The type of rock of the reef is of some importance, as it influences the range of possibilities for the local topography, which in turn influences the range of habitats provided, and therefore the diversity of inhabitants. Sandstone and other sedimentary rocks erode and weather very differently, and depending on the direction of dip and strike, and steepness of the dip, may produce reefs which are relatively flat to very high profile and full of small crevices. These features may be at varying angles to the shoreline and wave fronts. There are fewer large holes, tunnels and crevices in sandstone reefs, but often many deep but low near-horizontal crevices.

Sedimentary bottoms (including silt, mud, sand, shelly, pebble and gravel bottoms)
Sedimentary bottoms at first glance appear to be fairly barren areas, as they lack the stability to support many of the spectacular reef based species, and the variety of large organisms is relatively low. Sessile organisms must be specifically adapted to areas of relatively loose substrate to thrive in them, and the variety of species found on a silty, sandy or gravel bottom will depend on all these factors. Sedimentary bottoms have one important compensation for their instability, animals can burrow into the sediment and move up and down within its layers, which can provide feeding opportunities and protection from predation.
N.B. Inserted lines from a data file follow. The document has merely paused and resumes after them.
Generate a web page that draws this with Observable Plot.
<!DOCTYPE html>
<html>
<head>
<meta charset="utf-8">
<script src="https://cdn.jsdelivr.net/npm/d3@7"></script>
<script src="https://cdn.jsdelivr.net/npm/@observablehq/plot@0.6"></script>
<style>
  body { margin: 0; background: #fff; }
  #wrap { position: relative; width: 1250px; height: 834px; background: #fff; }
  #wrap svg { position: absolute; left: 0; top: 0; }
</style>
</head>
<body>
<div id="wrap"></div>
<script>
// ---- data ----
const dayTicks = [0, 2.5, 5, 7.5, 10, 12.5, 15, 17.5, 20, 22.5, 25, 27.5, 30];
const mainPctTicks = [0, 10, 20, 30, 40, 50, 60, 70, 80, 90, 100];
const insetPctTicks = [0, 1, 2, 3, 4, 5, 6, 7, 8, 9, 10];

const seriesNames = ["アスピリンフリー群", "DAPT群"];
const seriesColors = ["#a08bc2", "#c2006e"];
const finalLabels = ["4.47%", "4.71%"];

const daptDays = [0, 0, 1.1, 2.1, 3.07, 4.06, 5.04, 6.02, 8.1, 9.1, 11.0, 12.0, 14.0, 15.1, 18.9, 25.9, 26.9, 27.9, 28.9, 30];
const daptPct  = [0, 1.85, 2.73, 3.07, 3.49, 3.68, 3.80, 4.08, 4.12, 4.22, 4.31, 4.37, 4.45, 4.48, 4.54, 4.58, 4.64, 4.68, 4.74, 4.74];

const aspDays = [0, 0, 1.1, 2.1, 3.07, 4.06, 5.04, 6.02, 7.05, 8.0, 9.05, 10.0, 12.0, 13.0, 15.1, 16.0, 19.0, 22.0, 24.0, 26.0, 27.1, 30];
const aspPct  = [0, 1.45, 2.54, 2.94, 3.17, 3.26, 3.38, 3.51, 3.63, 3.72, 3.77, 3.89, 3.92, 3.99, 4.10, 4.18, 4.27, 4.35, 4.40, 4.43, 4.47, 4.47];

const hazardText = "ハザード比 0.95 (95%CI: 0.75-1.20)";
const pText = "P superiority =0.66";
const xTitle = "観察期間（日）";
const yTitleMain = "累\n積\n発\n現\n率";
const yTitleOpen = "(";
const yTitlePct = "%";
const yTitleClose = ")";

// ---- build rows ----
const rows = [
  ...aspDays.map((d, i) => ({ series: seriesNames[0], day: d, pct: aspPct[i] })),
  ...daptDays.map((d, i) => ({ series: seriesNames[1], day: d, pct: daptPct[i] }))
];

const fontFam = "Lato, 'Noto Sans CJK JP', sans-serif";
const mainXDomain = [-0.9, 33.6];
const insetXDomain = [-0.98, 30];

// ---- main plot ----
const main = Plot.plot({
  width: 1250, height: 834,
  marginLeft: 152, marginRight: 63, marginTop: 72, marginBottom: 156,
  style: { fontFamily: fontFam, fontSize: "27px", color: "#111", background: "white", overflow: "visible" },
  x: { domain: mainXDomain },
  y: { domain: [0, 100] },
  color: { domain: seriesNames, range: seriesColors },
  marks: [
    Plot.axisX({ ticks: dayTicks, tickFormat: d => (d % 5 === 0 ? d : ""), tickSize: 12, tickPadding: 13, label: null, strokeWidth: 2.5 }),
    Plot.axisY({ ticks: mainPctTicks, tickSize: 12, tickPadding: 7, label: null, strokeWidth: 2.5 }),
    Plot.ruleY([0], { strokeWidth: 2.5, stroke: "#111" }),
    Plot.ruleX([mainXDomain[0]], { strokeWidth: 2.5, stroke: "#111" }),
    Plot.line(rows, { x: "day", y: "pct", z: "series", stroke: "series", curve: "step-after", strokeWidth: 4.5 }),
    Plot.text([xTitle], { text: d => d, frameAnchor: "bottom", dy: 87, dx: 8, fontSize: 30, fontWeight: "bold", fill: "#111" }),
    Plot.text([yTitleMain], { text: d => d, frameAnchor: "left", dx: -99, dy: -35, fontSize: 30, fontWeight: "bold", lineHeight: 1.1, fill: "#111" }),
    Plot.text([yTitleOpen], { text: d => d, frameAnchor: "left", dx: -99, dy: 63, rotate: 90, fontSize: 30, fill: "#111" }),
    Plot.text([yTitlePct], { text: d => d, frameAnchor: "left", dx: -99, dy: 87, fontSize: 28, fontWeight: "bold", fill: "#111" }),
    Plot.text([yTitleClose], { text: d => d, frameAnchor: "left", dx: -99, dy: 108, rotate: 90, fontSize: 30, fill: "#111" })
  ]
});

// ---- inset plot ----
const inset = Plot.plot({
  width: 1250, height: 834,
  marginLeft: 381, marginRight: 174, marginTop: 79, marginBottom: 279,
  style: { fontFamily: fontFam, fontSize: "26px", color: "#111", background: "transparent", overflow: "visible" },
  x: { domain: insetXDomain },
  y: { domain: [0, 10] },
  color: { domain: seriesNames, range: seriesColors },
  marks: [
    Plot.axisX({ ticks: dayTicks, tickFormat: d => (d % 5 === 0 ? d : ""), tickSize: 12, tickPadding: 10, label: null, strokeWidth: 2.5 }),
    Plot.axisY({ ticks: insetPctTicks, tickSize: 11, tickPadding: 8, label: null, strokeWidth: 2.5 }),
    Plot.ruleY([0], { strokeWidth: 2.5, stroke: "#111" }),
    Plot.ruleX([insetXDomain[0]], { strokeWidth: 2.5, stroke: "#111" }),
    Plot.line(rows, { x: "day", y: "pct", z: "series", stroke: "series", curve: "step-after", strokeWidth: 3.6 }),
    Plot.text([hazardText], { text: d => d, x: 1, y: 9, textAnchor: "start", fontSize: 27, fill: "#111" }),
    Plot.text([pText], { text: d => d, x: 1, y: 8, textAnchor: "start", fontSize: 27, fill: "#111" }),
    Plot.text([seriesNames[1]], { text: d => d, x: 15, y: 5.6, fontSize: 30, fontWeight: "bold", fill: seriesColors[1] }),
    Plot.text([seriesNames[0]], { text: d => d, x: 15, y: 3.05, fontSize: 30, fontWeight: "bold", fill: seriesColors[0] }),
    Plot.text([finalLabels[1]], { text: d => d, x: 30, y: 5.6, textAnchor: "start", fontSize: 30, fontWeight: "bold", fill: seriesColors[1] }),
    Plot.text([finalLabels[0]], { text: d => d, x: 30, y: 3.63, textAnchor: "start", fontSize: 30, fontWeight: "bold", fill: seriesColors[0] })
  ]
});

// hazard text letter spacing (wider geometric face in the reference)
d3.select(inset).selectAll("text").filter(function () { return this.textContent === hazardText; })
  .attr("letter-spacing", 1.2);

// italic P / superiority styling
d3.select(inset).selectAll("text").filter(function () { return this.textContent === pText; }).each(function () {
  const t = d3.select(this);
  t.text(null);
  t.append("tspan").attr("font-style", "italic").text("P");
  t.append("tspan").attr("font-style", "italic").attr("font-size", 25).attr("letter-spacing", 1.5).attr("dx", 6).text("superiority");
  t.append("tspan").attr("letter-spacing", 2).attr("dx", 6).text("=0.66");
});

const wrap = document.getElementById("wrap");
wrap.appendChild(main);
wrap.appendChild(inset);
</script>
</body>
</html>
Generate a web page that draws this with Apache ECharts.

Other species can dig themselves holes in which to shelter, or may feed by filtering water drawn through the tunnel, or by extending body parts adapted to this function into the water above the sand.

=== Animals ===
Mammals:
- Humpback whales.
- Cape fur seals.
Fish:
- Hake
- Monkfish
- John dory
Invertebrates:
- sea fans
- Mantis shrimps

=== Endemism ===
The MPA is in the cool temperate South-western Cape inshore marine bioregion to the north-west of Cape Point which extends northwards to Cape Columbine. There are a large proportion of species endemic to South Africa along this coastline.